#### WHAT THE TASK ASKS:
Will you output the lines between the ones holding "Emit a Python" and "ax = fig.add_axes([0, 0, 1, 1])", inclusive, exactly as they stand, and only those lines, with the pictures left out?

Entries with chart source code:
□ □ □ □ □ □ □

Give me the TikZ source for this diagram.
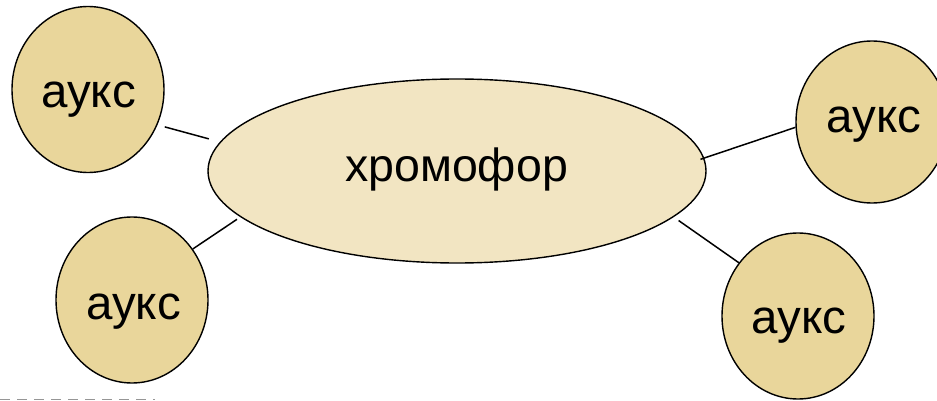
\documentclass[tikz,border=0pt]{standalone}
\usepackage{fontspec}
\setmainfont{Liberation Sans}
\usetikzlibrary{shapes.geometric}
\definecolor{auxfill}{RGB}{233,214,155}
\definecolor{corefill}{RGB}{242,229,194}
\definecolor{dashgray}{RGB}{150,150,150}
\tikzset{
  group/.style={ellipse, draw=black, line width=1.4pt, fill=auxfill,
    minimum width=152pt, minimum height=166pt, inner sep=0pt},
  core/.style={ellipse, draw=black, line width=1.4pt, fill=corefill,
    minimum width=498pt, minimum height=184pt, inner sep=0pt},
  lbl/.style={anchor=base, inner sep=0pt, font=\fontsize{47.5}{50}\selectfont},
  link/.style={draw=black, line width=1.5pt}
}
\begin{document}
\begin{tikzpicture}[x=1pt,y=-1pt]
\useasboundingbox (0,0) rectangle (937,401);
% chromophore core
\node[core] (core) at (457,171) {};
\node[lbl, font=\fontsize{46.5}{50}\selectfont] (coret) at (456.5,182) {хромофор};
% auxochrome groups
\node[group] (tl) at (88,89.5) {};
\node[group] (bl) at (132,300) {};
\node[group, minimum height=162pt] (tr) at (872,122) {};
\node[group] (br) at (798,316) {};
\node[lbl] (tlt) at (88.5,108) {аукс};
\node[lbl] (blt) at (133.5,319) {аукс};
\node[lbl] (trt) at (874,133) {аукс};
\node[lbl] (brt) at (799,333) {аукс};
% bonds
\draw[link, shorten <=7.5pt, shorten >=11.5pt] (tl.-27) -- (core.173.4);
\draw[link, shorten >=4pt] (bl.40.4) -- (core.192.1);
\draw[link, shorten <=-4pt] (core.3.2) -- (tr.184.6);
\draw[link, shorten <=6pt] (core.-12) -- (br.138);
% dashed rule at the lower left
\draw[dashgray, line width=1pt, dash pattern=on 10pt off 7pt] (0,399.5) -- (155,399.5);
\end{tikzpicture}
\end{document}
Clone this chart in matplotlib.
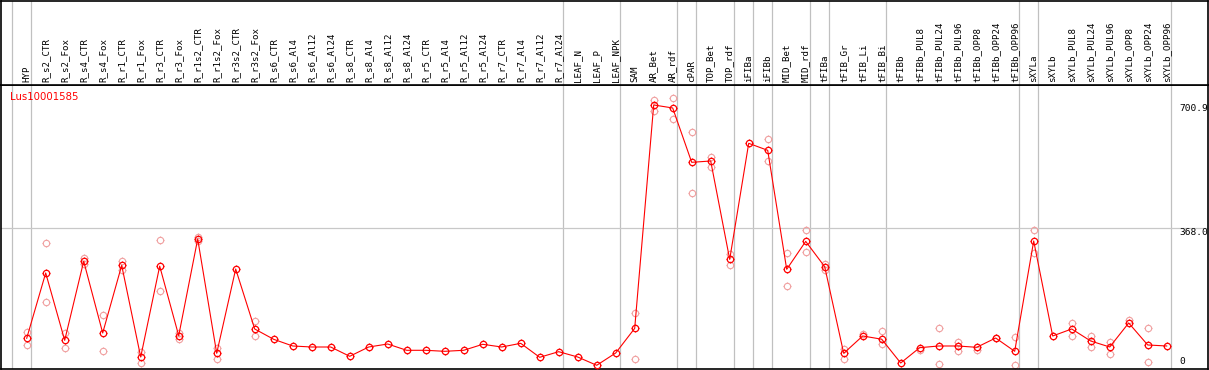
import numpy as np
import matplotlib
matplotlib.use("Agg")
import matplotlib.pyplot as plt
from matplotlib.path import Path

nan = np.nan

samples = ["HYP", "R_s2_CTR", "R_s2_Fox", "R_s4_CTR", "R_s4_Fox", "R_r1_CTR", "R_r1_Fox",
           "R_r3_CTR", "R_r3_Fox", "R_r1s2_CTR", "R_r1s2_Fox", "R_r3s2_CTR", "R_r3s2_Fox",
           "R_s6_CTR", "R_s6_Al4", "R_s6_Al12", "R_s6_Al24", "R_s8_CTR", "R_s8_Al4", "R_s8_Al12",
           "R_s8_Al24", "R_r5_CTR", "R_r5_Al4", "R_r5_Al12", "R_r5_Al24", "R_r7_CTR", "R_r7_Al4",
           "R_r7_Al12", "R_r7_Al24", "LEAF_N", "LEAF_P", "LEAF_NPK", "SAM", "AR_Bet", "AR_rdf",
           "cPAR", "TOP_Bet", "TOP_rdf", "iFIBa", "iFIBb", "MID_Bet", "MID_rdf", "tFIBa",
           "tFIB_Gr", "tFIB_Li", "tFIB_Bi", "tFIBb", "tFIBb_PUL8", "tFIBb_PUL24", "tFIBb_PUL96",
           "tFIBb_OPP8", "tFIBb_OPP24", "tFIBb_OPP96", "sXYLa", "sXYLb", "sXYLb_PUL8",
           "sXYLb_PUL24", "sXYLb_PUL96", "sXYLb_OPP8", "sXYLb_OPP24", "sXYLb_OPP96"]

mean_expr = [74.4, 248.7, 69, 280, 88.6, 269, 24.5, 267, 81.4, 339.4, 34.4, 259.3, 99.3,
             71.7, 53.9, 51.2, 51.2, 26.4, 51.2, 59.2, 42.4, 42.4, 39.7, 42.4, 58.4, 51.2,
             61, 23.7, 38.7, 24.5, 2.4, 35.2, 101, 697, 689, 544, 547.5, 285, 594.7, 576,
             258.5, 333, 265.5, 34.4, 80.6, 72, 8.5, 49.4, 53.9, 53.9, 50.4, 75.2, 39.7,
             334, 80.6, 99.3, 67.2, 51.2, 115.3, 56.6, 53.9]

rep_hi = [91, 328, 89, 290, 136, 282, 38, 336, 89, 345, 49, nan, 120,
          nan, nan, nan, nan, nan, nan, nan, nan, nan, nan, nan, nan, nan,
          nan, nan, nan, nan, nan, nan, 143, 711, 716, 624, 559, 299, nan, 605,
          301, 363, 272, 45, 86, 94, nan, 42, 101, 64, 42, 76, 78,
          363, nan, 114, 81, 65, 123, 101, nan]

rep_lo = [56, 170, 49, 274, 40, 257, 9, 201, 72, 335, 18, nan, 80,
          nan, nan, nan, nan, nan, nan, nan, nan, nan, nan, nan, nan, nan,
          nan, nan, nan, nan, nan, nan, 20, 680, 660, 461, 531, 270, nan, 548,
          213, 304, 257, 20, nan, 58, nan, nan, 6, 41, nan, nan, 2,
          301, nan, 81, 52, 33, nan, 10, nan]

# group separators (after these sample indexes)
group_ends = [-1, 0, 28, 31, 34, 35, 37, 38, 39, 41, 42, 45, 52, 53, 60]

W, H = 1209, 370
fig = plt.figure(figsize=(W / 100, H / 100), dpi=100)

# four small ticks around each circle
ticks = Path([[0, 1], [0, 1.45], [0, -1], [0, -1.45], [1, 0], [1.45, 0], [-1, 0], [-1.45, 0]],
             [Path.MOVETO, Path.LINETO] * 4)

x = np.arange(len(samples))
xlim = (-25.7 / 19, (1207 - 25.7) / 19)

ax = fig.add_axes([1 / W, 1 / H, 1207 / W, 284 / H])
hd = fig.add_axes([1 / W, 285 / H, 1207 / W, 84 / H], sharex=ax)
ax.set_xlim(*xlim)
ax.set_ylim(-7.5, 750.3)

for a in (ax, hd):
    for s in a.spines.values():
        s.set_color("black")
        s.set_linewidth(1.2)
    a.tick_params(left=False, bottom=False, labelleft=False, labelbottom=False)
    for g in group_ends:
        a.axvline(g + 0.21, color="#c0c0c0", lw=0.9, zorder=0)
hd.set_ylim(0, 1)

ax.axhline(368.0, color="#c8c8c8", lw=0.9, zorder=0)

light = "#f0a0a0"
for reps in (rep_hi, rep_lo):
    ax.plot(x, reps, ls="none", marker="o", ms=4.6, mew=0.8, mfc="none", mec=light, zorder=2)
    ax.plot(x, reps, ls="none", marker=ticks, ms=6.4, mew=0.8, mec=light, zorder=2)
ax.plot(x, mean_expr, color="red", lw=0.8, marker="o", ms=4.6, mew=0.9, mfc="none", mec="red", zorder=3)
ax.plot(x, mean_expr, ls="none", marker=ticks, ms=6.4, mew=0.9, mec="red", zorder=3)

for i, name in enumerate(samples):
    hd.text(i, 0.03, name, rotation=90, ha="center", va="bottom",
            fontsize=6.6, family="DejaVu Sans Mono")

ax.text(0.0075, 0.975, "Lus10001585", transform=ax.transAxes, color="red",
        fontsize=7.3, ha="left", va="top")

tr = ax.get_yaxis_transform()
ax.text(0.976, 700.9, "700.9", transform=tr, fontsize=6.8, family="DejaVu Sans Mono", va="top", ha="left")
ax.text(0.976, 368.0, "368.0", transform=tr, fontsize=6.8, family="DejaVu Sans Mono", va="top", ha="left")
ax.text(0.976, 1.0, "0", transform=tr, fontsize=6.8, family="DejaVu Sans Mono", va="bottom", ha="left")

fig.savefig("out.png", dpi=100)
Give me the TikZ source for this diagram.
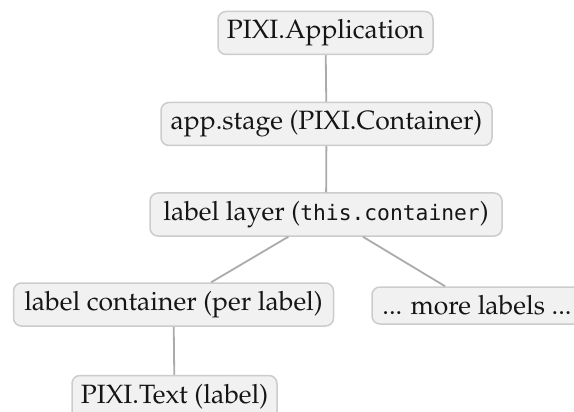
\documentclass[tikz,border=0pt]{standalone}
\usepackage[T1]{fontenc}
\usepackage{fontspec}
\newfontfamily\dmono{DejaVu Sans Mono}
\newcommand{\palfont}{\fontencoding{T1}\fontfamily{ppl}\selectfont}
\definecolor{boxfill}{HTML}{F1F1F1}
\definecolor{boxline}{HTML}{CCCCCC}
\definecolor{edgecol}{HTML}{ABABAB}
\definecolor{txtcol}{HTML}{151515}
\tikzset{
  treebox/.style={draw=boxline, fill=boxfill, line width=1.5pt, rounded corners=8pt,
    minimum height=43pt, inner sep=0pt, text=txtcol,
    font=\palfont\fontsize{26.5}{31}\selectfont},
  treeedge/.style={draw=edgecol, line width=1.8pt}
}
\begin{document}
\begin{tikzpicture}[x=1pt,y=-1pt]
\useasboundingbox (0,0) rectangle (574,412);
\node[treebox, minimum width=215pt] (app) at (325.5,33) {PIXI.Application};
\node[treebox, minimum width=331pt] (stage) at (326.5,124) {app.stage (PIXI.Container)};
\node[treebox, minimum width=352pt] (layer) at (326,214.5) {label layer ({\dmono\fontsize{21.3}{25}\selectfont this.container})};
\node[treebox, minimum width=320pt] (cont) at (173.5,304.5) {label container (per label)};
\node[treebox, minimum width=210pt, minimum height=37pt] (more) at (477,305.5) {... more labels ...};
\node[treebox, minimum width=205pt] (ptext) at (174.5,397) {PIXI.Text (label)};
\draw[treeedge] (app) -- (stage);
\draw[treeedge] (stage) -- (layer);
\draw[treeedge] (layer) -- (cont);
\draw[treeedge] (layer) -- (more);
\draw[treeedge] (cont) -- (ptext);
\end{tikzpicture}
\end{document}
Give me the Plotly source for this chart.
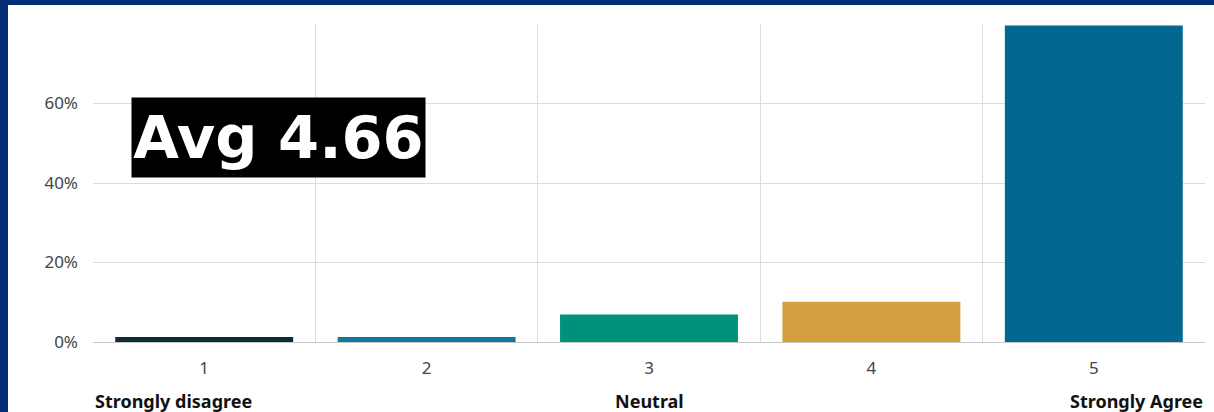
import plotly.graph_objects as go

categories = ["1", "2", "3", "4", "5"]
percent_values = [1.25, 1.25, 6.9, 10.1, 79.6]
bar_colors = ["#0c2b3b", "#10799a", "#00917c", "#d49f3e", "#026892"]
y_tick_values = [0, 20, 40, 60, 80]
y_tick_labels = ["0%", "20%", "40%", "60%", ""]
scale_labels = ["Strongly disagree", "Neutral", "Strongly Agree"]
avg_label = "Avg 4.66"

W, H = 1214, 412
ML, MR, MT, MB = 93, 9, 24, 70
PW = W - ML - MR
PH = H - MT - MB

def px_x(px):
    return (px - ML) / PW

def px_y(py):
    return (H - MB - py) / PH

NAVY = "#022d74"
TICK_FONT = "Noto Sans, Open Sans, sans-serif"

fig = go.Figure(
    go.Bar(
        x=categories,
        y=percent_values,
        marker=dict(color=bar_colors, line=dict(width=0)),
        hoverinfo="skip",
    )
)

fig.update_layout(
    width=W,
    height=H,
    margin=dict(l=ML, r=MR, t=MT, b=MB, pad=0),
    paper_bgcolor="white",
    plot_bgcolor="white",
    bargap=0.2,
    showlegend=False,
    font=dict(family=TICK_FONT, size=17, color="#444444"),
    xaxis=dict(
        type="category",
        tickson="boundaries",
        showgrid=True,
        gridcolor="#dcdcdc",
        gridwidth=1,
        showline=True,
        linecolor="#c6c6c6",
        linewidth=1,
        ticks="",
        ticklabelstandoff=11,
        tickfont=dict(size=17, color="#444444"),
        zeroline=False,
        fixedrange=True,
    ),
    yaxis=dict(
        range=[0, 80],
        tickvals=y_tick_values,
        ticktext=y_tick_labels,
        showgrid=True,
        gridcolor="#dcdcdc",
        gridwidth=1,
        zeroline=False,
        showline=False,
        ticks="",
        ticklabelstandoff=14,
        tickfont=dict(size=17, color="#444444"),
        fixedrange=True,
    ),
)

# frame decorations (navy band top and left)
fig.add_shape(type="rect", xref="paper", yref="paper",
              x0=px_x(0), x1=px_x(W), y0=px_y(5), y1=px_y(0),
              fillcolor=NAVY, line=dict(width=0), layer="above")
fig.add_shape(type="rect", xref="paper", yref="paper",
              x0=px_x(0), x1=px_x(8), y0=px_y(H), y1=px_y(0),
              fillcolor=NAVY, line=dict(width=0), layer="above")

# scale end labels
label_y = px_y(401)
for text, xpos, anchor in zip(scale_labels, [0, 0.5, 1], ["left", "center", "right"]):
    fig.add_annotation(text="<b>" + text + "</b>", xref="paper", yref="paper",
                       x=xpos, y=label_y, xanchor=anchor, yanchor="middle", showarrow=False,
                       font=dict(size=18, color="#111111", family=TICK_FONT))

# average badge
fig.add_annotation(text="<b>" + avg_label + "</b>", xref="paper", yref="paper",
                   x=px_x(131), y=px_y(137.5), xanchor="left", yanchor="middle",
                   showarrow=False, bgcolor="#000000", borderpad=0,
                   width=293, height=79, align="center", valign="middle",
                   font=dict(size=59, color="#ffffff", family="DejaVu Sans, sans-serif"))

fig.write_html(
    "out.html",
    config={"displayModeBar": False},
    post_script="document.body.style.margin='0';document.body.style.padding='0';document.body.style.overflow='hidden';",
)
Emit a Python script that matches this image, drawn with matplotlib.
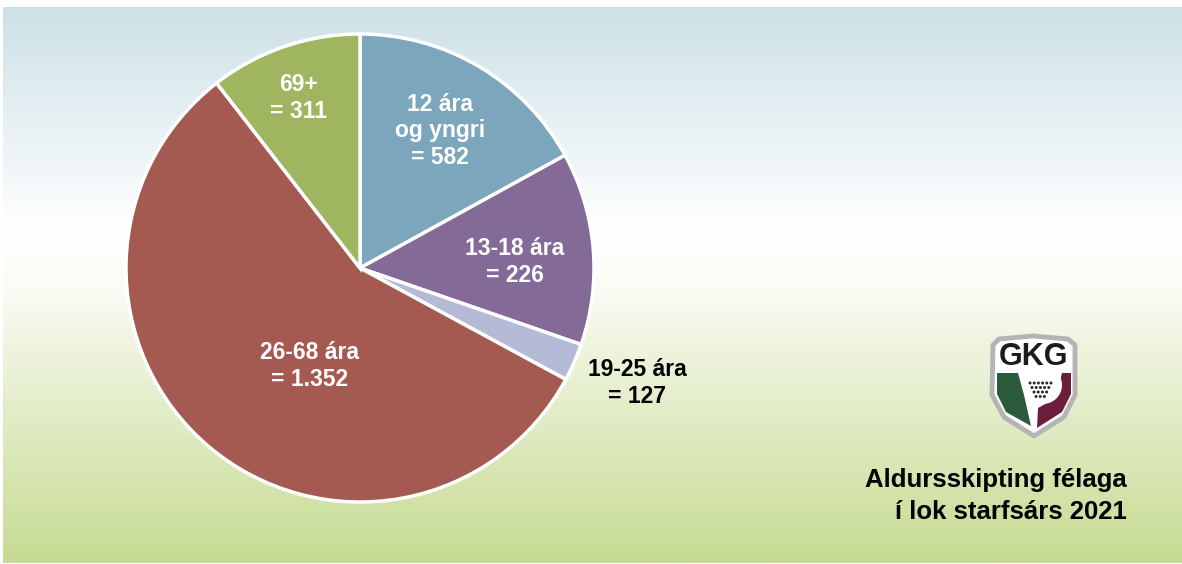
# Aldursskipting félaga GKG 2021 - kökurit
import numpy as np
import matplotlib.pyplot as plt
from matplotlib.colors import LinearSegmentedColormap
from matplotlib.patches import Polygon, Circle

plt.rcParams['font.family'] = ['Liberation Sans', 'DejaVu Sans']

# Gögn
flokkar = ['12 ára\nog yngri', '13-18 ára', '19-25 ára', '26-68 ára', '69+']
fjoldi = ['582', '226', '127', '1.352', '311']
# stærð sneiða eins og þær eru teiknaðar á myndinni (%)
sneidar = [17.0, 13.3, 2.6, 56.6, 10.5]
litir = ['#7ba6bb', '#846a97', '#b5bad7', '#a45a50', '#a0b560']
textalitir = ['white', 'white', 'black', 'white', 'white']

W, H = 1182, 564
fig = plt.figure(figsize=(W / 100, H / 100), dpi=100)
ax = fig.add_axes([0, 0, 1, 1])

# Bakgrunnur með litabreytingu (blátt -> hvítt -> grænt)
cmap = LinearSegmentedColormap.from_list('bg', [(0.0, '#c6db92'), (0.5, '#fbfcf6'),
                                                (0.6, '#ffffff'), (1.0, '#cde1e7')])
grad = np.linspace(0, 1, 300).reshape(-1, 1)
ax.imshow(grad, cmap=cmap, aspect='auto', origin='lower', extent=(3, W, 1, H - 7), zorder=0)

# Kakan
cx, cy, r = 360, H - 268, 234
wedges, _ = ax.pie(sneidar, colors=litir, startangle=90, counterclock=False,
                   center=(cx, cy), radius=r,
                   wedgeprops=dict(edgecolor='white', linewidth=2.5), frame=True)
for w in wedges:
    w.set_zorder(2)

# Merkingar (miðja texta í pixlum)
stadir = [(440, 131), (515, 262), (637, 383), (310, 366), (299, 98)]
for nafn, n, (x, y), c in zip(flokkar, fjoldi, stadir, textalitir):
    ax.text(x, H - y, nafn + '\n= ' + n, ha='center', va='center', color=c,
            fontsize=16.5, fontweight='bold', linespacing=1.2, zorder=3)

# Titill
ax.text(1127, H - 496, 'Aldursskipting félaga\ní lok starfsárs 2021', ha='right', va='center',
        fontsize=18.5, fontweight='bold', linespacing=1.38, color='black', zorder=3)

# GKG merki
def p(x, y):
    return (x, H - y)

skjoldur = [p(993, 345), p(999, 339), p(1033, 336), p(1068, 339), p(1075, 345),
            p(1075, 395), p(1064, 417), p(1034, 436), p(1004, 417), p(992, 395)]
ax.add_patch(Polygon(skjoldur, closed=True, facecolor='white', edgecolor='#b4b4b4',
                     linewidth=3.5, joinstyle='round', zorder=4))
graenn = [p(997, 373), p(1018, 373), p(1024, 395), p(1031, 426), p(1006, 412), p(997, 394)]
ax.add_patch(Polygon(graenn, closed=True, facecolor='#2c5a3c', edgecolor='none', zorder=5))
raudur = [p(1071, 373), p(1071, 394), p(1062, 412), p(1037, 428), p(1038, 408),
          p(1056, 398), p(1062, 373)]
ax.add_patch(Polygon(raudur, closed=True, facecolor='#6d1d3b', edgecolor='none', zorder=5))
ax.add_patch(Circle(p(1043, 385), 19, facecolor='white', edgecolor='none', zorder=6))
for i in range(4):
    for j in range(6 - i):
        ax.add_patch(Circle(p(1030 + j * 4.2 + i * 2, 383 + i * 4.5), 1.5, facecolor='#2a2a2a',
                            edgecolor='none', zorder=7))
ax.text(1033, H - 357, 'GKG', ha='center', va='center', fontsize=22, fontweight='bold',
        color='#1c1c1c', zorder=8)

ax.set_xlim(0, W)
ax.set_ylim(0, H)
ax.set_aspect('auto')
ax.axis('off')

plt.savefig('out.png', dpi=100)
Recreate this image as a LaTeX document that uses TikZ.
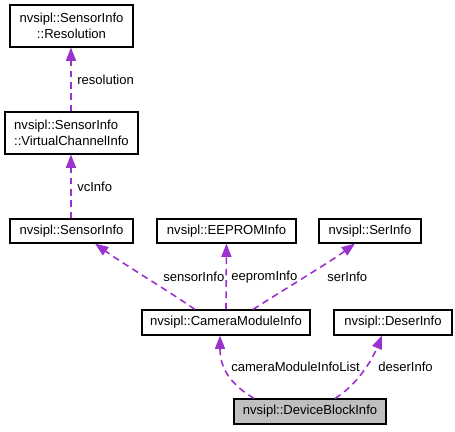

□ □ □ □ □ □ □

#### RESPONSE TO THIS EXERCISE:
Emit a Python script that matches this image, drawn with matplotlib.
# Aldursskipting félaga GKG 2021 - kökurit
import numpy as np
import matplotlib.pyplot as plt
from matplotlib.colors import LinearSegmentedColormap
from matplotlib.patches import Polygon, Circle

plt.rcParams['font.family'] = ['Liberation Sans', 'DejaVu Sans']

# Gögn
flokkar = ['12 ára\nog yngri', '13-18 ára', '19-25 ára', '26-68 ára', '69+']
fjoldi = ['582', '226', '127', '1.352', '311']
# stærð sneiða eins og þær eru teiknaðar á myndinni (%)
sneidar = [17.0, 13.3, 2.6, 56.6, 10.5]
litir = ['#7ba6bb', '#846a97', '#b5bad7', '#a45a50', '#a0b560']
textalitir = ['white', 'white', 'black', 'white', 'white']

W, H = 1182, 564
fig = plt.figure(figsize=(W / 100, H / 100), dpi=100)
ax = fig.add_axes([0, 0, 1, 1])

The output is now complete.